::: EXERCISE MATERIALS :::

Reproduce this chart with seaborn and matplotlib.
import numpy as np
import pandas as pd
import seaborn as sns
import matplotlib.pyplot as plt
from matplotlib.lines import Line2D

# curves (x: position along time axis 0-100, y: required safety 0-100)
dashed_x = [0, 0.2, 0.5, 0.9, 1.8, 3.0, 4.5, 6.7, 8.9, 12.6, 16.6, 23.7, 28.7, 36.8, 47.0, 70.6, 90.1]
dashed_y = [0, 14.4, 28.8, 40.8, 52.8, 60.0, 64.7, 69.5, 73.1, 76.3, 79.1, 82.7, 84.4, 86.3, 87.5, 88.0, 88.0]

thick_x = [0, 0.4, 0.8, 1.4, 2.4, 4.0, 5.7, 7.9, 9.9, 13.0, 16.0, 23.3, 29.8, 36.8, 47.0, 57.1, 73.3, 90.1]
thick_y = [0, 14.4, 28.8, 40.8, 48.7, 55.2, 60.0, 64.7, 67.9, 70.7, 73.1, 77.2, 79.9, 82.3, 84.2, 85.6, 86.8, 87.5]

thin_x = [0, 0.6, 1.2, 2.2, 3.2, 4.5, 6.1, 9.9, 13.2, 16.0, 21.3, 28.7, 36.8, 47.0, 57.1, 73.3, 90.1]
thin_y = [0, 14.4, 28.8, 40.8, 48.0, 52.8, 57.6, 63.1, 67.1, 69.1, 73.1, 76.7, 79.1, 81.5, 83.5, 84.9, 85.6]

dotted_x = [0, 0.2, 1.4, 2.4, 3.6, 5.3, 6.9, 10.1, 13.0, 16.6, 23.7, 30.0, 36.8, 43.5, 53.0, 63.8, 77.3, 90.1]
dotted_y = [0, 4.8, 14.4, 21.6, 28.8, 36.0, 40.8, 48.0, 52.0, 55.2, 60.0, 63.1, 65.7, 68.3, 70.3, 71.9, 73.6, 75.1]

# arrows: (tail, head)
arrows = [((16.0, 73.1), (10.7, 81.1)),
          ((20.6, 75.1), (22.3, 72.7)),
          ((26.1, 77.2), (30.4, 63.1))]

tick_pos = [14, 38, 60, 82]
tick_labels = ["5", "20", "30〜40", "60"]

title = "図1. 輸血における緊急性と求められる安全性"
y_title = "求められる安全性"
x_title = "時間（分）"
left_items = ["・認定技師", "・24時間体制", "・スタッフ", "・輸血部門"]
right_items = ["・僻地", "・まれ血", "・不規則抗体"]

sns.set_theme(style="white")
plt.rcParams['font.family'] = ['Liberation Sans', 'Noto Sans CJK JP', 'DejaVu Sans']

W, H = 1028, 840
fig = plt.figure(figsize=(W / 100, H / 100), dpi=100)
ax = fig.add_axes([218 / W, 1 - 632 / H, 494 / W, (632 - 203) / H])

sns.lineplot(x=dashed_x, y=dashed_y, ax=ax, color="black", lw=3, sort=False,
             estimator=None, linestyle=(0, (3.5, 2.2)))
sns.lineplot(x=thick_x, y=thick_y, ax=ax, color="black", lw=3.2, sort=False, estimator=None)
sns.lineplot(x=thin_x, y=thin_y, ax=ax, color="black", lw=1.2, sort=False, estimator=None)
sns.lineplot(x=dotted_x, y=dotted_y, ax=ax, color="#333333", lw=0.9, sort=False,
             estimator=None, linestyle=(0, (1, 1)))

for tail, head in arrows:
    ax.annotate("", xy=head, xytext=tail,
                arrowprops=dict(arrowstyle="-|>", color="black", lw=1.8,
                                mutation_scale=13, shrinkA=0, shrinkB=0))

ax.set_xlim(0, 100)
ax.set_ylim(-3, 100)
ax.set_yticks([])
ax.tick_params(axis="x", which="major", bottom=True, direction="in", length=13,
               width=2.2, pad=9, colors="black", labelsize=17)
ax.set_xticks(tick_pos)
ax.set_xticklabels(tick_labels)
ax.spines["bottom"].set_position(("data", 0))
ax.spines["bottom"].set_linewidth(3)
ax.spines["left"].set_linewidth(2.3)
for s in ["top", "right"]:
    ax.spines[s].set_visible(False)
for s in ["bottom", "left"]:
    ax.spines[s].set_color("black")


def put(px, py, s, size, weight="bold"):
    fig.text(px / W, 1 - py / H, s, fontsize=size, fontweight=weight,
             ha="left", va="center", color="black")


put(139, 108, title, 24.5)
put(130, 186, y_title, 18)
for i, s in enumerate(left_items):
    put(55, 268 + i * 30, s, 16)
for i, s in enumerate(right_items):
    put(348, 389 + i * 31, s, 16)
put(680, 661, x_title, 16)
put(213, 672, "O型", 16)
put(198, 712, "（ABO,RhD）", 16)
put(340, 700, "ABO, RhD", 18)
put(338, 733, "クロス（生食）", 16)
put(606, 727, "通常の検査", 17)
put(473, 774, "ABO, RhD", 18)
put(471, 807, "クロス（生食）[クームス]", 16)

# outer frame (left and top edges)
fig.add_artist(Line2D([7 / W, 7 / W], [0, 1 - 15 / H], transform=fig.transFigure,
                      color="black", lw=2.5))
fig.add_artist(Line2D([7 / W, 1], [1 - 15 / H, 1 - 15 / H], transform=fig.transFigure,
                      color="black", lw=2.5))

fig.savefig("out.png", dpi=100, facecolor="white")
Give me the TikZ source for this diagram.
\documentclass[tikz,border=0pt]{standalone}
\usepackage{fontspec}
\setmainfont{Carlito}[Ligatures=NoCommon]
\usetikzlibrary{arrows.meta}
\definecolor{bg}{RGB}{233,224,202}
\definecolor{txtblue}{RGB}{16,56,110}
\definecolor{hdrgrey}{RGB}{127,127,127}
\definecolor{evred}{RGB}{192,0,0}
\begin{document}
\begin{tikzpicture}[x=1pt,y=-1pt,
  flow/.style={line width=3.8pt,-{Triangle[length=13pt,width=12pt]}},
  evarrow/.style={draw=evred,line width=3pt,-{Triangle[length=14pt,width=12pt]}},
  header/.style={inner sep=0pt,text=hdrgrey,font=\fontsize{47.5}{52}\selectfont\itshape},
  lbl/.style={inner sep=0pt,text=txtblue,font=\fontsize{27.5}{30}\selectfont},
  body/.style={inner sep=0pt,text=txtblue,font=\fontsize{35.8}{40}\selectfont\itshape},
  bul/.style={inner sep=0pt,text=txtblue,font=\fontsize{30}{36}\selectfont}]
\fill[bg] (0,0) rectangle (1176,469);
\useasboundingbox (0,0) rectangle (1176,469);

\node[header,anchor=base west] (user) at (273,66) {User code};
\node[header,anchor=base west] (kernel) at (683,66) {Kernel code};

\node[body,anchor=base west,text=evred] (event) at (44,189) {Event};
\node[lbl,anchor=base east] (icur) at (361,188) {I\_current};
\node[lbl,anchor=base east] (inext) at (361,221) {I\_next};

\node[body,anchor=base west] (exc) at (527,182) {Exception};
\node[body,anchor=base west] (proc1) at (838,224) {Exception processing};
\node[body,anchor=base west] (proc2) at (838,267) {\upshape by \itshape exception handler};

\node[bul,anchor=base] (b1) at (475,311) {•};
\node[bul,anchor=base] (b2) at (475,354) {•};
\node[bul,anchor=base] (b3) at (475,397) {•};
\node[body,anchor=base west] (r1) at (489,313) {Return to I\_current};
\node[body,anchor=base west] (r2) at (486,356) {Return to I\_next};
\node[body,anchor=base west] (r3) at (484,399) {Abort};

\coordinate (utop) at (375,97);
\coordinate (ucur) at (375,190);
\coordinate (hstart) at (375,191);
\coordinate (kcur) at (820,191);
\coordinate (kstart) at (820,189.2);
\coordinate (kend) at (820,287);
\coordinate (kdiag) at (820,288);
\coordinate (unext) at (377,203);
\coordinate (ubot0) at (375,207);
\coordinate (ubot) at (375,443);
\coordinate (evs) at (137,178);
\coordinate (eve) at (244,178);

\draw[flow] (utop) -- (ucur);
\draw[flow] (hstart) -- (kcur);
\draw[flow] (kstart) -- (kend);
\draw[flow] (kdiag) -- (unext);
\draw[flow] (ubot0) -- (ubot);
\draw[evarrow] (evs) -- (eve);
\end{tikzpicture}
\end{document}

:::

REQUIRED TASK: Please copy exactly the lines from the first line of the records above through the line containing "85.6, 86.8, 87.5]", including both, and nothing more.

COMPLETED EXERCISE:
Reproduce this chart with seaborn and matplotlib.
import numpy as np
import pandas as pd
import seaborn as sns
import matplotlib.pyplot as plt
from matplotlib.lines import Line2D

# curves (x: position along time axis 0-100, y: required safety 0-100)
dashed_x = [0, 0.2, 0.5, 0.9, 1.8, 3.0, 4.5, 6.7, 8.9, 12.6, 16.6, 23.7, 28.7, 36.8, 47.0, 70.6, 90.1]
dashed_y = [0, 14.4, 28.8, 40.8, 52.8, 60.0, 64.7, 69.5, 73.1, 76.3, 79.1, 82.7, 84.4, 86.3, 87.5, 88.0, 88.0]

thick_x = [0, 0.4, 0.8, 1.4, 2.4, 4.0, 5.7, 7.9, 9.9, 13.0, 16.0, 23.3, 29.8, 36.8, 47.0, 57.1, 73.3, 90.1]
thick_y = [0, 14.4, 28.8, 40.8, 48.7, 55.2, 60.0, 64.7, 67.9, 70.7, 73.1, 77.2, 79.9, 82.3, 84.2, 85.6, 86.8, 87.5]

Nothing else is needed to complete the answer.